EXERCISE DESCRIPTION:
Each entry below should be reproduced character for character.
-- START OF ENTRIES SUPPLIED --
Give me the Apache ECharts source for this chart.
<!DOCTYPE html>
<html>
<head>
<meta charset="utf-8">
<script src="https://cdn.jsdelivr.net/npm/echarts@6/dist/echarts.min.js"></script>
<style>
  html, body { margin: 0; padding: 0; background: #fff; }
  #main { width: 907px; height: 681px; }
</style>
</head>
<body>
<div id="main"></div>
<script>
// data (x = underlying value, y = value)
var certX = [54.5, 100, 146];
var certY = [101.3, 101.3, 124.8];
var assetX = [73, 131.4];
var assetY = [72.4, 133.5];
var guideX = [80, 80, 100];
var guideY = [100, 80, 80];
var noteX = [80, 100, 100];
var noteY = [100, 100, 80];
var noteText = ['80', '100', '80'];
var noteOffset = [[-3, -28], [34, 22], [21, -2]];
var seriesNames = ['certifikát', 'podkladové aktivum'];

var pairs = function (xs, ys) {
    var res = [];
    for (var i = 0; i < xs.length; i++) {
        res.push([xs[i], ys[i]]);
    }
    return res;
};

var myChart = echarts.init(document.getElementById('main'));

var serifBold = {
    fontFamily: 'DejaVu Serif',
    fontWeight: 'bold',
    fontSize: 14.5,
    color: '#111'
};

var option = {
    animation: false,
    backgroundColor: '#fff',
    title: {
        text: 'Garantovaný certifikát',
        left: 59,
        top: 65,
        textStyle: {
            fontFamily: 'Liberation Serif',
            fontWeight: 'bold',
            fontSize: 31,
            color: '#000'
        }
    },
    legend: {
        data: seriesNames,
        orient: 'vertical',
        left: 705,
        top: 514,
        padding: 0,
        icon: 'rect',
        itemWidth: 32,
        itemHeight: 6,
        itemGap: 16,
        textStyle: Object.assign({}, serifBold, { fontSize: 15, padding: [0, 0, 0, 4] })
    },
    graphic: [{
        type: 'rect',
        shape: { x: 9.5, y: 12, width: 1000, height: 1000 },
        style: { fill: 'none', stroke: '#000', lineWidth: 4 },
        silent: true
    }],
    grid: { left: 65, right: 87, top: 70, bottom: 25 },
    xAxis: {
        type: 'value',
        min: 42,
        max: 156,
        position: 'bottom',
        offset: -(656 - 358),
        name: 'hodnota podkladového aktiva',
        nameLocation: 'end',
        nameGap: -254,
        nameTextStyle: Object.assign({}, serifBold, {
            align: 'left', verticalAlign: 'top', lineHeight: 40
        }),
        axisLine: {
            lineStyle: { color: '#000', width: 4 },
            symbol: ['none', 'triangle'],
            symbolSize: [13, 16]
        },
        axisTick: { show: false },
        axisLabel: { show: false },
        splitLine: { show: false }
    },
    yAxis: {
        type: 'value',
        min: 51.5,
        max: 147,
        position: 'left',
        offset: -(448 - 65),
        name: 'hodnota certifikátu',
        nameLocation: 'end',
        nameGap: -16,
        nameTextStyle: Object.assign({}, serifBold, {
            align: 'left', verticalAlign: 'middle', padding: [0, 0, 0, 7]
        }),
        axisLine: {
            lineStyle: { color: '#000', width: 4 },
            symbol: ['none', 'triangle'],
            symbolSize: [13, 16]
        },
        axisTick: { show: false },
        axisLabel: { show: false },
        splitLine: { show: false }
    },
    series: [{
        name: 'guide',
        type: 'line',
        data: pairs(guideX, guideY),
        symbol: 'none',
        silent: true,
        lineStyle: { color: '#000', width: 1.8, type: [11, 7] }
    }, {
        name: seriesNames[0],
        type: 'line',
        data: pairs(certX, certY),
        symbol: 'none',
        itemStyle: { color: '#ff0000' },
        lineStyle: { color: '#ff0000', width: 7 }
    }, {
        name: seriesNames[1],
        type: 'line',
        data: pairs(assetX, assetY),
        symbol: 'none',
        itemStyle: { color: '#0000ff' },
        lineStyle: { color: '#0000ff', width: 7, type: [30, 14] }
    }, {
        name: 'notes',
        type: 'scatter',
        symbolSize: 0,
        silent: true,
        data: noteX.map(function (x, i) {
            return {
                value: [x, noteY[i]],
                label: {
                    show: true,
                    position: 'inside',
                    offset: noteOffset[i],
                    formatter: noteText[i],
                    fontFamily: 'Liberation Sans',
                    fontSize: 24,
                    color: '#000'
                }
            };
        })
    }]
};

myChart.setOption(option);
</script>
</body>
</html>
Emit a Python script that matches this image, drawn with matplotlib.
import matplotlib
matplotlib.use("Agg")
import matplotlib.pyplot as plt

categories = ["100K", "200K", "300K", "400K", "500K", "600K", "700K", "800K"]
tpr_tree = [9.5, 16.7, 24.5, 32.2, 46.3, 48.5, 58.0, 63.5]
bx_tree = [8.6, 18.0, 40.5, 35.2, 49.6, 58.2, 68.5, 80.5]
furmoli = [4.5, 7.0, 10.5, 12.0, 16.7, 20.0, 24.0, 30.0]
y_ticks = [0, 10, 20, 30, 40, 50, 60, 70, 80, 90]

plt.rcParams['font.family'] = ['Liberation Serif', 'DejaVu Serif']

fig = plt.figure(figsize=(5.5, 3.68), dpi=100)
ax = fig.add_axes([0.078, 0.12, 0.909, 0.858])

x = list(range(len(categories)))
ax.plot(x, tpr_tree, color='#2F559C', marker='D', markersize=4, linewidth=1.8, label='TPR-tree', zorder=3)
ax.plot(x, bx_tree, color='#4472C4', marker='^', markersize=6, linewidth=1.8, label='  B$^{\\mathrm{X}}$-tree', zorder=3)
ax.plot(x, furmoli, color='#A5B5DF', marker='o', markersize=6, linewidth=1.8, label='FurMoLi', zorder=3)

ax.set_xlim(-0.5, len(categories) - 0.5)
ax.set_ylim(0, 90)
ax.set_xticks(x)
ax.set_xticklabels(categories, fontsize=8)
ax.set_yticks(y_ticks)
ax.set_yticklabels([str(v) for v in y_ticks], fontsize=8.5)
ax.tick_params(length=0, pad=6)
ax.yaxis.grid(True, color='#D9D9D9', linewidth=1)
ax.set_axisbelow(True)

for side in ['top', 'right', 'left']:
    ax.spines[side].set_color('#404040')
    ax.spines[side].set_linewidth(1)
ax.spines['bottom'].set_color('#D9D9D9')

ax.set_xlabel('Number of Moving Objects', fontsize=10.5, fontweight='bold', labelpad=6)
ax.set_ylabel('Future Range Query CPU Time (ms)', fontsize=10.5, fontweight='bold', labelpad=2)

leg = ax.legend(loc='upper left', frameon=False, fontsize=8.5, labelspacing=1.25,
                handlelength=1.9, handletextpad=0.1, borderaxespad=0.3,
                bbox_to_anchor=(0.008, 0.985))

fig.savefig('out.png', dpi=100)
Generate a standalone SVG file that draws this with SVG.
-- END OF ENTRIES SUPPLIED --
RESULT OF THIS TASK:
Give me the Apache ECharts source for this chart.
<!DOCTYPE html>
<html>
<head>
<meta charset="utf-8">
<script src="https://cdn.jsdelivr.net/npm/echarts@6/dist/echarts.min.js"></script>
<style>
  html, body { margin: 0; padding: 0; background: #fff; }
  #main { width: 907px; height: 681px; }
</style>
</head>
<body>
<div id="main"></div>
<script>
// data (x = underlying value, y = value)
var certX = [54.5, 100, 146];
var certY = [101.3, 101.3, 124.8];
var assetX = [73, 131.4];
var assetY = [72.4, 133.5];
var guideX = [80, 80, 100];
var guideY = [100, 80, 80];
var noteX = [80, 100, 100];
var noteY = [100, 100, 80];
var noteText = ['80', '100', '80'];
var noteOffset = [[-3, -28], [34, 22], [21, -2]];
var seriesNames = ['certifikát', 'podkladové aktivum'];

var pairs = function (xs, ys) {
    var res = [];
    for (var i = 0; i < xs.length; i++) {
        res.push([xs[i], ys[i]]);
    }
    return res;
};

var myChart = echarts.init(document.getElementById('main'));

var serifBold = {
    fontFamily: 'DejaVu Serif',
    fontWeight: 'bold',
    fontSize: 14.5,
    color: '#111'
};

var option = {
    animation: false,
    backgroundColor: '#fff',
    title: {
        text: 'Garantovaný certifikát',
        left: 59,
        top: 65,
        textStyle: {
            fontFamily: 'Liberation Serif',
            fontWeight: 'bold',
            fontSize: 31,
            color: '#000'
        }
    },
    legend: {
        data: seriesNames,
        orient: 'vertical',
        left: 705,
        top: 514,
        padding: 0,
        icon: 'rect',
        itemWidth: 32,
        itemHeight: 6,
        itemGap: 16,
        textStyle: Object.assign({}, serifBold, { fontSize: 15, padding: [0, 0, 0, 4] })
    },
    graphic: [{
        type: 'rect',
        shape: { x: 9.5, y: 12, width: 1000, height: 1000 },
        style: { fill: 'none', stroke: '#000', lineWidth: 4 },
        silent: true
    }],
    grid: { left: 65, right: 87, top: 70, bottom: 25 },
    xAxis: {
        type: 'value',
        min: 42,
        max: 156,
        position: 'bottom',
        offset: -(656 - 358),
        name: 'hodnota podkladového aktiva',
        nameLocation: 'end',
        nameGap: -254,
        nameTextStyle: Object.assign({}, serifBold, {
            align: 'left', verticalAlign: 'top', lineHeight: 40
        }),
        axisLine: {
            lineStyle: { color: '#000', width: 4 },
            symbol: ['none', 'triangle'],
            symbolSize: [13, 16]
        },
        axisTick: { show: false },
        axisLabel: { show: false },
        splitLine: { show: false }
    },
    yAxis: {
        type: 'value',
        min: 51.5,
        max: 147,
        position: 'left',
        offset: -(448 - 65),
        name: 'hodnota certifikátu',
        nameLocation: 'end',
        nameGap: -16,
        nameTextStyle: Object.assign({}, serifBold, {
            align: 'left', verticalAlign: 'middle', padding: [0, 0, 0, 7]
        }),
        axisLine: {
            lineStyle: { color: '#000', width: 4 },
            symbol: ['none', 'triangle'],
            symbolSize: [13, 16]
        },
        axisTick: { show: false },
        axisLabel: { show: false },
        splitLine: { show: false }
    },
    series: [{
        name: 'guide',
        type: 'line',
        data: pairs(guideX, guideY),
        symbol: 'none',
        silent: true,
        lineStyle: { color: '#000', width: 1.8, type: [11, 7] }
    }, {
        name: seriesNames[0],
        type: 'line',
        data: pairs(certX, certY),
        symbol: 'none',
        itemStyle: { color: '#ff0000' },
        lineStyle: { color: '#ff0000', width: 7 }
    }, {
        name: seriesNames[1],
        type: 'line',
        data: pairs(assetX, assetY),
        symbol: 'none',
        itemStyle: { color: '#0000ff' },
        lineStyle: { color: '#0000ff', width: 7, type: [30, 14] }
    }, {
        name: 'notes',
        type: 'scatter',
        symbolSize: 0,
        silent: true,
        data: noteX.map(function (x, i) {
            return {
                value: [x, noteY[i]],
                label: {
                    show: true,
                    position: 'inside',
                    offset: noteOffset[i],
                    formatter: noteText[i],
                    fontFamily: 'Liberation Sans',
                    fontSize: 24,
                    color: '#000'
                }
            };
        })
    }]
};

myChart.setOption(option);
</script>
</body>
</html>
Emit a Python script that matches this image, drawn with matplotlib.
import matplotlib
matplotlib.use("Agg")
import matplotlib.pyplot as plt

categories = ["100K", "200K", "300K", "400K", "500K", "600K", "700K", "800K"]
tpr_tree = [9.5, 16.7, 24.5, 32.2, 46.3, 48.5, 58.0, 63.5]
bx_tree = [8.6, 18.0, 40.5, 35.2, 49.6, 58.2, 68.5, 80.5]
furmoli = [4.5, 7.0, 10.5, 12.0, 16.7, 20.0, 24.0, 30.0]
y_ticks = [0, 10, 20, 30, 40, 50, 60, 70, 80, 90]

plt.rcParams['font.family'] = ['Liberation Serif', 'DejaVu Serif']

fig = plt.figure(figsize=(5.5, 3.68), dpi=100)
ax = fig.add_axes([0.078, 0.12, 0.909, 0.858])

x = list(range(len(categories)))
ax.plot(x, tpr_tree, color='#2F559C', marker='D', markersize=4, linewidth=1.8, label='TPR-tree', zorder=3)
ax.plot(x, bx_tree, color='#4472C4', marker='^', markersize=6, linewidth=1.8, label='  B$^{\\mathrm{X}}$-tree', zorder=3)
ax.plot(x, furmoli, color='#A5B5DF', marker='o', markersize=6, linewidth=1.8, label='FurMoLi', zorder=3)

ax.set_xlim(-0.5, len(categories) - 0.5)
ax.set_ylim(0, 90)
ax.set_xticks(x)
ax.set_xticklabels(categories, fontsize=8)
ax.set_yticks(y_ticks)
ax.set_yticklabels([str(v) for v in y_ticks], fontsize=8.5)
ax.tick_params(length=0, pad=6)
ax.yaxis.grid(True, color='#D9D9D9', linewidth=1)
ax.set_axisbelow(True)

for side in ['top', 'right', 'left']:
    ax.spines[side].set_color('#404040')
    ax.spines[side].set_linewidth(1)
ax.spines['bottom'].set_color('#D9D9D9')

ax.set_xlabel('Number of Moving Objects', fontsize=10.5, fontweight='bold', labelpad=6)
ax.set_ylabel('Future Range Query CPU Time (ms)', fontsize=10.5, fontweight='bold', labelpad=2)

leg = ax.legend(loc='upper left', frameon=False, fontsize=8.5, labelspacing=1.25,
                handlelength=1.9, handletextpad=0.1, borderaxespad=0.3,
                bbox_to_anchor=(0.008, 0.985))

fig.savefig('out.png', dpi=100)
Generate a standalone SVG file that draws this with SVG.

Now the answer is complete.